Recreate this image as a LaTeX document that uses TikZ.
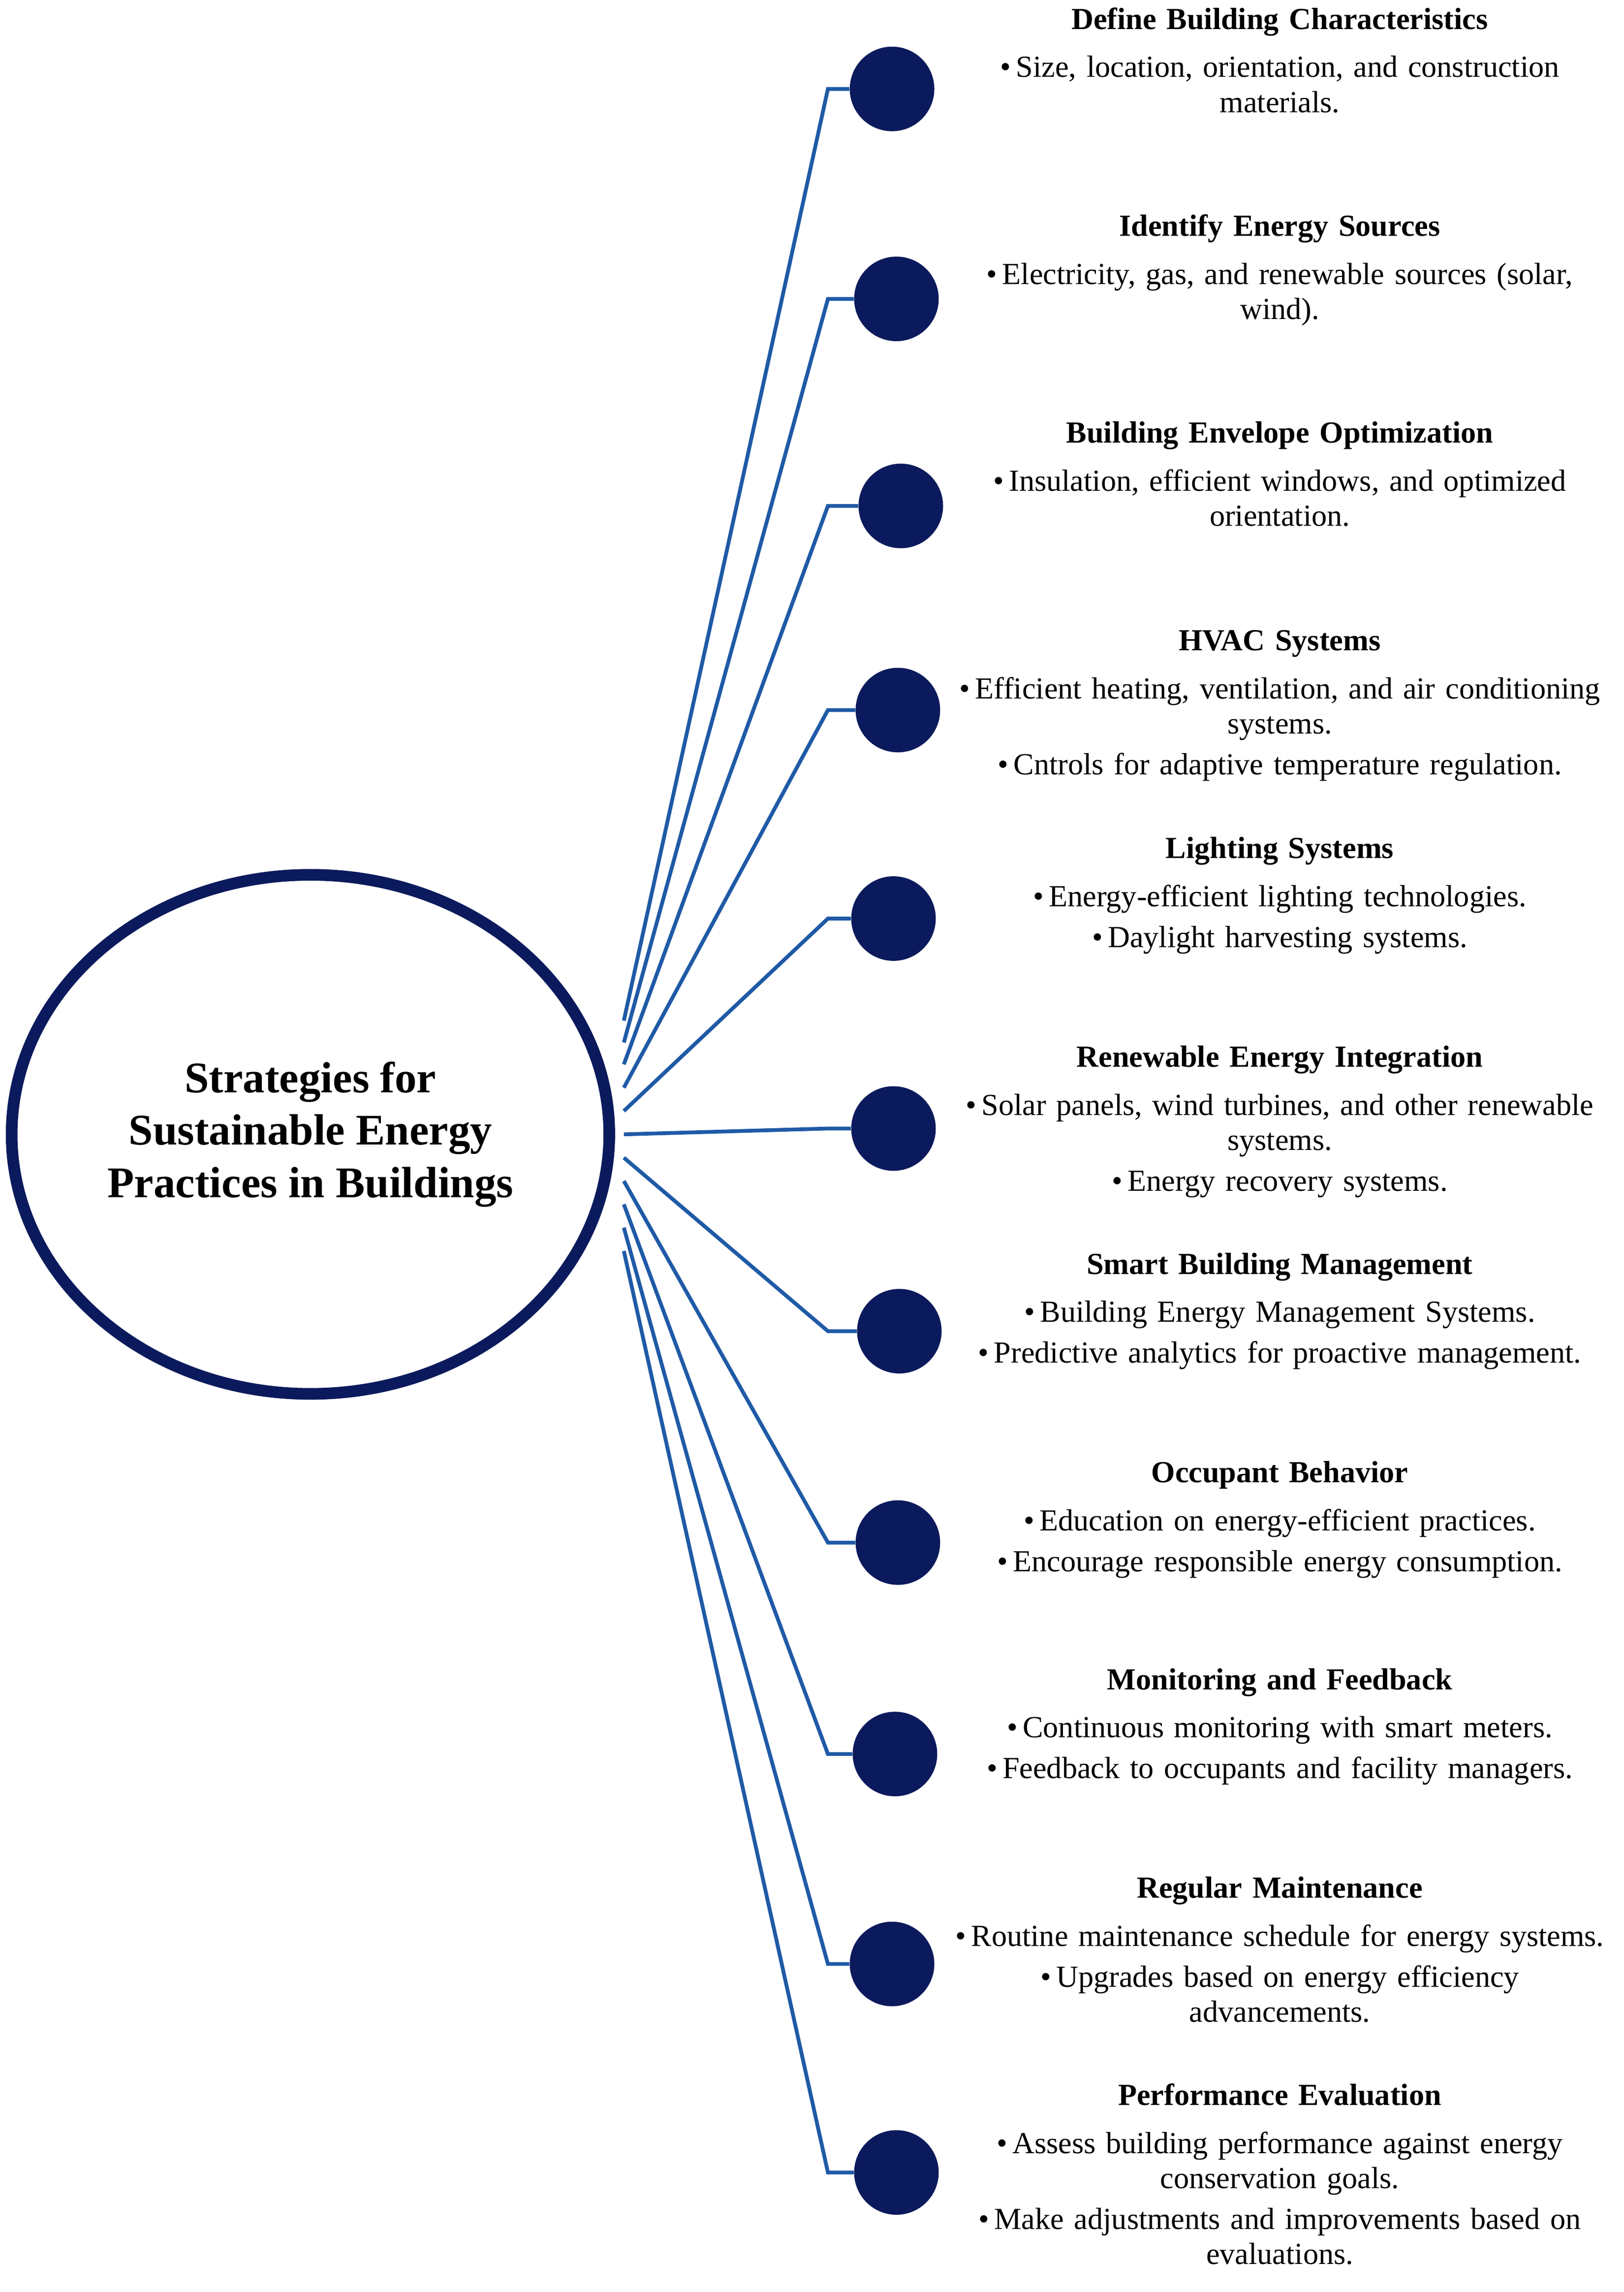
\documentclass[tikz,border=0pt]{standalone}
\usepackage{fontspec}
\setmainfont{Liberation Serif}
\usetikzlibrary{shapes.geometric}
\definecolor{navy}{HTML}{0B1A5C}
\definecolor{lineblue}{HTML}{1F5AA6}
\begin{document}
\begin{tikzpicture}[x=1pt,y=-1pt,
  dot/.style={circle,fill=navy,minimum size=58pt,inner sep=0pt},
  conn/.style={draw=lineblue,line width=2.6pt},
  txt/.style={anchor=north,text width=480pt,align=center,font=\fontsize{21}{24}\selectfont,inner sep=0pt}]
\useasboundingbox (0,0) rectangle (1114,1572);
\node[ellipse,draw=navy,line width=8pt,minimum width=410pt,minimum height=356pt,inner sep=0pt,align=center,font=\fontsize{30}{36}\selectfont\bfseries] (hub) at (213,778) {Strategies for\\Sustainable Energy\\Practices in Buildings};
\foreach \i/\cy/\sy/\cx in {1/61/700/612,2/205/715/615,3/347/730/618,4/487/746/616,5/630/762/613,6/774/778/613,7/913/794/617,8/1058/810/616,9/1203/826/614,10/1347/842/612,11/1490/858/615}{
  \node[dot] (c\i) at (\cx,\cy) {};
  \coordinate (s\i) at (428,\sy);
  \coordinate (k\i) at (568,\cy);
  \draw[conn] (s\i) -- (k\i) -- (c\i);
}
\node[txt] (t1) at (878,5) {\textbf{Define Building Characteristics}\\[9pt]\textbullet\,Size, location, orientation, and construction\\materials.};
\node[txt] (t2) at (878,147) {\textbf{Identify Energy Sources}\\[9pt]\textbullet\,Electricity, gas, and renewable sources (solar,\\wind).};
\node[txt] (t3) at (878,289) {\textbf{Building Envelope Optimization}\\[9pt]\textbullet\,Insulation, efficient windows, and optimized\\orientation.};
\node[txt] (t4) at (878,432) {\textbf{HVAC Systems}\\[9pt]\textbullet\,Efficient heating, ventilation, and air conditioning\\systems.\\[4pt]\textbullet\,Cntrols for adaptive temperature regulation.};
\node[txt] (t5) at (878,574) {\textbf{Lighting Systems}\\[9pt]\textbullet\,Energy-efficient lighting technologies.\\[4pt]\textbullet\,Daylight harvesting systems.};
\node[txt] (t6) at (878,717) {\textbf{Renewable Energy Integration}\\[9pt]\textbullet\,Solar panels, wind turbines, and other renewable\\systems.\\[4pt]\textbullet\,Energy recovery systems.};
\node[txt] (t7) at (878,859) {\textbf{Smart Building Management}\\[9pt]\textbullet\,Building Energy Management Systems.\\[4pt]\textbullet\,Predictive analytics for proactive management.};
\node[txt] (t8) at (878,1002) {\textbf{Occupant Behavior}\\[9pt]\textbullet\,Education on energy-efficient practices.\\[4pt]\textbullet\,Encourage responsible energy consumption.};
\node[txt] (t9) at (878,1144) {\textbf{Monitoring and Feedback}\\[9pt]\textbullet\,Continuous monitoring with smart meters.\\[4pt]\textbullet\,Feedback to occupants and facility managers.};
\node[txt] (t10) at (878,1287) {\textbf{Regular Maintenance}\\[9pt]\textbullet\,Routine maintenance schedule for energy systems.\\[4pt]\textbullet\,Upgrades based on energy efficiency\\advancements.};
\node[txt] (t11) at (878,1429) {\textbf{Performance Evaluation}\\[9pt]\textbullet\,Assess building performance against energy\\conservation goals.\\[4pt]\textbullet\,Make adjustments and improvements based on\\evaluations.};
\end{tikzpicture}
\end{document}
• • • • •
● **TASK TO CARRY OUT**: Give the material again exactly as it is, but keep the pictures out.

● **REPLY**:
Recreate this image as a LaTeX document that uses TikZ.
\documentclass[tikz,border=0pt]{standalone}
\usepackage{fontspec}
\setmainfont{Liberation Serif}
\usetikzlibrary{shapes.geometric}
\definecolor{navy}{HTML}{0B1A5C}
\definecolor{lineblue}{HTML}{1F5AA6}
\begin{document}
\begin{tikzpicture}[x=1pt,y=-1pt,
  dot/.style={circle,fill=navy,minimum size=58pt,inner sep=0pt},
  conn/.style={draw=lineblue,line width=2.6pt},
  txt/.style={anchor=north,text width=480pt,align=center,font=\fontsize{21}{24}\selectfont,inner sep=0pt}]
\useasboundingbox (0,0) rectangle (1114,1572);
\node[ellipse,draw=navy,line width=8pt,minimum width=410pt,minimum height=356pt,inner sep=0pt,align=center,font=\fontsize{30}{36}\selectfont\bfseries] (hub) at (213,778) {Strategies for\\Sustainable Energy\\Practices in Buildings};
\foreach \i/\cy/\sy/\cx in {1/61/700/612,2/205/715/615,3/347/730/618,4/487/746/616,5/630/762/613,6/774/778/613,7/913/794/617,8/1058/810/616,9/1203/826/614,10/1347/842/612,11/1490/858/615}{
  \node[dot] (c\i) at (\cx,\cy) {};
  \coordinate (s\i) at (428,\sy);
  \coordinate (k\i) at (568,\cy);
  \draw[conn] (s\i) -- (k\i) -- (c\i);
}
\node[txt] (t1) at (878,5) {\textbf{Define Building Characteristics}\\[9pt]\textbullet\,Size, location, orientation, and construction\\materials.};
\node[txt] (t2) at (878,147) {\textbf{Identify Energy Sources}\\[9pt]\textbullet\,Electricity, gas, and renewable sources (solar,\\wind).};
\node[txt] (t3) at (878,289) {\textbf{Building Envelope Optimization}\\[9pt]\textbullet\,Insulation, efficient windows, and optimized\\orientation.};
\node[txt] (t4) at (878,432) {\textbf{HVAC Systems}\\[9pt]\textbullet\,Efficient heating, ventilation, and air conditioning\\systems.\\[4pt]\textbullet\,Cntrols for adaptive temperature regulation.};
\node[txt] (t5) at (878,574) {\textbf{Lighting Systems}\\[9pt]\textbullet\,Energy-efficient lighting technologies.\\[4pt]\textbullet\,Daylight harvesting systems.};
\node[txt] (t6) at (878,717) {\textbf{Renewable Energy Integration}\\[9pt]\textbullet\,Solar panels, wind turbines, and other renewable\\systems.\\[4pt]\textbullet\,Energy recovery systems.};
\node[txt] (t7) at (878,859) {\textbf{Smart Building Management}\\[9pt]\textbullet\,Building Energy Management Systems.\\[4pt]\textbullet\,Predictive analytics for proactive management.};
\node[txt] (t8) at (878,1002) {\textbf{Occupant Behavior}\\[9pt]\textbullet\,Education on energy-efficient practices.\\[4pt]\textbullet\,Encourage responsible energy consumption.};
\node[txt] (t9) at (878,1144) {\textbf{Monitoring and Feedback}\\[9pt]\textbullet\,Continuous monitoring with smart meters.\\[4pt]\textbullet\,Feedback to occupants and facility managers.};
\node[txt] (t10) at (878,1287) {\textbf{Regular Maintenance}\\[9pt]\textbullet\,Routine maintenance schedule for energy systems.\\[4pt]\textbullet\,Upgrades based on energy efficiency\\advancements.};
\node[txt] (t11) at (878,1429) {\textbf{Performance Evaluation}\\[9pt]\textbullet\,Assess building performance against energy\\conservation goals.\\[4pt]\textbullet\,Make adjustments and improvements based on\\evaluations.};
\end{tikzpicture}
\end{document}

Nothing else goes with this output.